Deloitte Football Money League 2011
|2010 revenue||2009 revenue||2009 position|
|€225.3m (£184.5m)||€217.0m (£184.8m)||(7)|
Liverpool slip one place to eighth position with revenues of £184.5m (€225.3m) in 2009/10. As is the case on the pitch, they are likely to face strong competition from Manchester City, who are the highest climbers up this year’s Money League under their Middle Eastern owners, and Tottenham Hotspur who have qualified for the UEFA Champions League for the first time, for a top four position among English clubs in the Money League next year. The strategy of the Merseyside club’s new North American owners, New England Sports Ventures (NESV), will be central to re-establishing and sustaining the club’s on and off pitch success.
Matchday revenue of £42.9m (€52.4m) in 2009/10 was slightly up (by £0.4m) on the previous year despite a 2% drop in average home league attendance to 42,863 following a less successful Premier League campaign. 27 home games were played in both seasons, with matchday revenue per match of £1.6m consistent with the previous season (although this followed a 23% rise from £1.3m between 2007/08 and 2008/09).
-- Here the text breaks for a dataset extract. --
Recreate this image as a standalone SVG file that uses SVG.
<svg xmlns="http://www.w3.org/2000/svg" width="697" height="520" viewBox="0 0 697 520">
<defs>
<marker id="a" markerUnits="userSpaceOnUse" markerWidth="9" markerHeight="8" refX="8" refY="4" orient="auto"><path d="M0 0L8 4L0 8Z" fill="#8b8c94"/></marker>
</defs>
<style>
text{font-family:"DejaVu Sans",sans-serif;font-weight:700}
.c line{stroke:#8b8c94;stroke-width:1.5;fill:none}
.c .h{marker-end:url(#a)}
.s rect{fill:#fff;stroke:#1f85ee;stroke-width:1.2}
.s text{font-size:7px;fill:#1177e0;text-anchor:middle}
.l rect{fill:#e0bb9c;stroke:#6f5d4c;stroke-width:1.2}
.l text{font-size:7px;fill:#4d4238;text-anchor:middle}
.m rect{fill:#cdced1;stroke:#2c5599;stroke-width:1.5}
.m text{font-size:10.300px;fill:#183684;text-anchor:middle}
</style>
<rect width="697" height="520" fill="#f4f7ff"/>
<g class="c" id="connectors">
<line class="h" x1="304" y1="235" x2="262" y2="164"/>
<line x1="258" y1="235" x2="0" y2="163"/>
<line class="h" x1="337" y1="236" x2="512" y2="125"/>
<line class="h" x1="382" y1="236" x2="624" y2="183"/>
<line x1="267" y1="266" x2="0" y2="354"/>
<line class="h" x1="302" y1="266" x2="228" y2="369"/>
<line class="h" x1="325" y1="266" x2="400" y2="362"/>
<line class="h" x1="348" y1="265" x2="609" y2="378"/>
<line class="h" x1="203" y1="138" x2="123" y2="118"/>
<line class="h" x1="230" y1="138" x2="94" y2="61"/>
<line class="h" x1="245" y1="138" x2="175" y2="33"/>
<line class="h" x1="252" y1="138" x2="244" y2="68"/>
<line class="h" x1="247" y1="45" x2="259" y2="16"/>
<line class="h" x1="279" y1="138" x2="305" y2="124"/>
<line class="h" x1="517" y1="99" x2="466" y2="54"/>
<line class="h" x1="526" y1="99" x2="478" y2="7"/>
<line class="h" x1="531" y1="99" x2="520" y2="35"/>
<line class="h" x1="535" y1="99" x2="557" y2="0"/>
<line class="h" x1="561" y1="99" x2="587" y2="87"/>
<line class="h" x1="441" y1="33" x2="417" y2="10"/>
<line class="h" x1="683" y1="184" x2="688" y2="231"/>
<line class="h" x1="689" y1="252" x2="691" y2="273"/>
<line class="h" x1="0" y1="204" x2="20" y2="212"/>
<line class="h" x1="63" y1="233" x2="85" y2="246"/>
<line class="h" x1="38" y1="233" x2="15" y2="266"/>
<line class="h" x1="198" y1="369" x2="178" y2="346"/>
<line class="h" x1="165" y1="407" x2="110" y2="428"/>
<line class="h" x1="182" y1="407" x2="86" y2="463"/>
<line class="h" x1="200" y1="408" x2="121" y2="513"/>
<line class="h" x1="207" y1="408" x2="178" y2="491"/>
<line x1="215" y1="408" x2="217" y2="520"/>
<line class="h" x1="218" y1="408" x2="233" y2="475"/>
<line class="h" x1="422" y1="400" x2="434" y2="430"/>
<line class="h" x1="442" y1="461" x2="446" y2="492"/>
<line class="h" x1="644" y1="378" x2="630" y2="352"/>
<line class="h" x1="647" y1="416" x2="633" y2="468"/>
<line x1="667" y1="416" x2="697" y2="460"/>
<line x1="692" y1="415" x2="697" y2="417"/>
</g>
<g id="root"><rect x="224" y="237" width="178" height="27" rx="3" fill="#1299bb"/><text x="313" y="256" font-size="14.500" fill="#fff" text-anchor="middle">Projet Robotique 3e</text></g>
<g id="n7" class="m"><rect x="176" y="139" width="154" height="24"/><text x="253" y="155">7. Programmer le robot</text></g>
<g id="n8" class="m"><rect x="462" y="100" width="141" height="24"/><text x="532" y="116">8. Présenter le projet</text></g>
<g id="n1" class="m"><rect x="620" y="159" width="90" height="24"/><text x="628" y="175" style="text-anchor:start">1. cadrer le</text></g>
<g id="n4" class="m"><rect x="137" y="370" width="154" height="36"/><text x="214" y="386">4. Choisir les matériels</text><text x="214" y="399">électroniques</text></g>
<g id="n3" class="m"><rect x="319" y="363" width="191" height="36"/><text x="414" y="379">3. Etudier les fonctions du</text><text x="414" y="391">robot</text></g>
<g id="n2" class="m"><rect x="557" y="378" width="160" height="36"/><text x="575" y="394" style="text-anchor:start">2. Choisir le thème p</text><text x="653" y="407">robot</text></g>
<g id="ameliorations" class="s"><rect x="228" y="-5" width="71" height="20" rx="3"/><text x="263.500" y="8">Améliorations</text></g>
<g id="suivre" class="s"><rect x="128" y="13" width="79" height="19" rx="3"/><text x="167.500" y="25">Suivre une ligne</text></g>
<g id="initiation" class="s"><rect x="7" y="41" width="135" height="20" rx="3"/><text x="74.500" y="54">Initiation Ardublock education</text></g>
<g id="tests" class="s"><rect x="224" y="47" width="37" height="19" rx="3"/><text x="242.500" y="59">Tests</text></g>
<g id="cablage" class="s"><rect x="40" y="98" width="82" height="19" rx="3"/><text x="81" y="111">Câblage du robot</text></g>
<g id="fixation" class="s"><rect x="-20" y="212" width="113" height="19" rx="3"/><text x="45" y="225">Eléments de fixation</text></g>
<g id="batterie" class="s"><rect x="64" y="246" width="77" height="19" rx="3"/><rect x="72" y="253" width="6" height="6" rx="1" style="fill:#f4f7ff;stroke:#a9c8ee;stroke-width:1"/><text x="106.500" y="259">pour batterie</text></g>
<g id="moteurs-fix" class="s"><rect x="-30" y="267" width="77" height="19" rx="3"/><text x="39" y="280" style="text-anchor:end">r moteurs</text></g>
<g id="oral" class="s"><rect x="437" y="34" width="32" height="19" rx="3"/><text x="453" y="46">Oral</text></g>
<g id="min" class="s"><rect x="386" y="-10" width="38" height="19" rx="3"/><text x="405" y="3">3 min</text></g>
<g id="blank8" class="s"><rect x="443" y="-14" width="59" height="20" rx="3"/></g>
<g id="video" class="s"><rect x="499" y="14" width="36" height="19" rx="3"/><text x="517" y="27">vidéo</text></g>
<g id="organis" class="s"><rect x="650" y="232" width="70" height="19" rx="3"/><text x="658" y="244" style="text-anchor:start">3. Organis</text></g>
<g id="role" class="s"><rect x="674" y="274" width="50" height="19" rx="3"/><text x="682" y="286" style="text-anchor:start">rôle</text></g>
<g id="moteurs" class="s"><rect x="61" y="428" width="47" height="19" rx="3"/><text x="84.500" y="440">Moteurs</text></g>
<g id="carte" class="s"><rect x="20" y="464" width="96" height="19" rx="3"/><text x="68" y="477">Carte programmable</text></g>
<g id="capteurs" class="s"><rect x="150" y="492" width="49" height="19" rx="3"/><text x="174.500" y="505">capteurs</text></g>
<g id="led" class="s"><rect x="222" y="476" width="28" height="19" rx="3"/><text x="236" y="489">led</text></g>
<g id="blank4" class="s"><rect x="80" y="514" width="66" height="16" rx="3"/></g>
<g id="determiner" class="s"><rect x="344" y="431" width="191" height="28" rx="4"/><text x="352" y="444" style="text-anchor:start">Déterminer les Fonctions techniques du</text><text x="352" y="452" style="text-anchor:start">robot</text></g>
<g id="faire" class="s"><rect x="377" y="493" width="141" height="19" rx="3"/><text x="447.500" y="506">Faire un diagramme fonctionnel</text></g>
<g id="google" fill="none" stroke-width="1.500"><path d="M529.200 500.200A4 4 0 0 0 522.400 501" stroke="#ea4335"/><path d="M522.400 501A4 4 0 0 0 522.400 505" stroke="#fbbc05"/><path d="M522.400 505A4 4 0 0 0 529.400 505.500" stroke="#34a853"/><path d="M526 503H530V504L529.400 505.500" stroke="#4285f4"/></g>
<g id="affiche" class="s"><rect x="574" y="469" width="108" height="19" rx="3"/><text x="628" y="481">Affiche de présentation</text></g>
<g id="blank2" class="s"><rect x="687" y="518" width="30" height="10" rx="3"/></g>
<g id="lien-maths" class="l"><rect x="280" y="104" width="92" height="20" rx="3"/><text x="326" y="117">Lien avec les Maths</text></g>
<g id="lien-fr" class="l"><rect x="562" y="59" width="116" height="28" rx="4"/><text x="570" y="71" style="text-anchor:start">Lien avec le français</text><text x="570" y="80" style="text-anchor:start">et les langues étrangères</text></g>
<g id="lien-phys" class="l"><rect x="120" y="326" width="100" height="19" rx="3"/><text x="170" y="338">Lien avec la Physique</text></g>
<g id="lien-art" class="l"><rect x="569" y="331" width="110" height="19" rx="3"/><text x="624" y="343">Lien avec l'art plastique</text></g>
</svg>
Broadcasting revenue increased by £4.9m (7%) to £79.5m (€97.2m) from £74.6m (€87.6m) in 2008/09, driven by an uplift in UEFA distributions, as a seventh place finish in the Premier League provided £48.0m (€58.6m), £2.3m lower than in 2008/09 when the club finished second. Although Liverpool exited the Champions League at the Group stage, they received €5.7m (£4.7m) more in central distributions than in the previous season, when they reached the quarter-final, and a further €3m (£2.5m) as a result of parachuting into the Europa League and reaching the semi-final. However, not qualifying for the Champions League in 2010/11 means the club will receive significantly lower distributions from UEFA.
The increase in broadcast revenue was offset by a £5.6m decrease in commercial revenues, from £67.7m (€79.5m) to £62.0m (€75.9m). This reduction is attributed to reduced royalties and merchandising income. However Liverpool’s 2010/11 commercial revenues will be boosted by the new four year deal with Standard Chartered Bank, providing a reported £20m per season – £12.5m more per annum than under the previous agreement with Carlsberg. Whilst adidas will continue as the club’s kit provider until the end of the 2011/12 season, NESV will be hoping to bring their experience from baseball to help Liverpool generate further commercial revenues from global sources.
Since they acquired the club in October 2010, the new owners have spent time ‘taking stock’ and have yet to appoint a new CEO, although they were active in the January 2011 transfer window. Plans for a new stadium are also being considered, which, if the business case for construction is proven, will be the most sustainable way for Liverpool to achieve further significant revenue increases in the coming years. In the meantime, an improvement in on-pitch performance is essential for the club to remain securely in the top half of the Money League.